Adults who were deserted by a parent "have an obligation to break the cycle" and "do better than they did, with your own children," he said.

Joe Jones, 50, founder of the Center for Urban Families in Baltimore and a prominent advocate for inner-city fathers, described his 17-year struggle with heroin and cocaine addiction that began at age 13, not long after his family broke apart.

Jones thanked Obama for making fatherhood issues a priority and said that "the right kind of support systems and the right kind of public policies" can overcome problems "that attack young men's ability to manage their own behavior."

Later, during a question-and-answer session with members of the East Room audience, Jones asked Obama about his decision to run for president with two young daughters at home.

"Frankly, I don't think we would have made the same decision if our kids were a little older," the president said. "Sasha was 5. Malia was 8. And they were still in Chicago.

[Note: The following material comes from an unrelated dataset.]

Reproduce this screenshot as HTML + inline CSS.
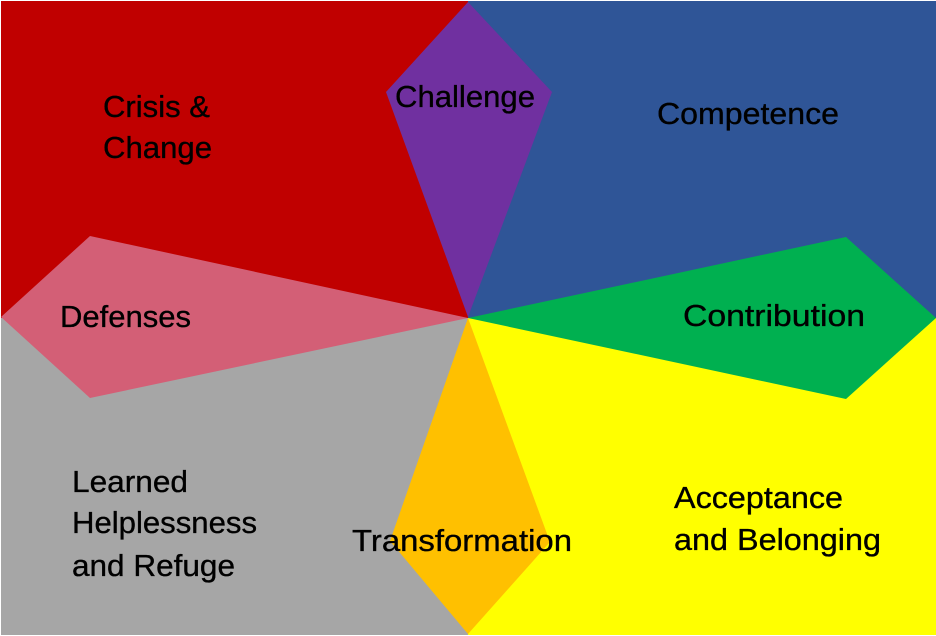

They had my mother-in-law, and they had a whole network and a community and a family that could help and support them."

In response to another question, Obama drew on his biography to underscore the importance of adult influence on young people.

Obama's Kenyan father deserted the family when his son was 2, and reappeared briefly when he was 10. Still, the president said yesterday, that fleeting encounter "in the few weeks that I was with him" made an impact. Obama, a basketball enthusiast and jazz fan, said that his father gave him his first basketball and took him to his first jazz concert.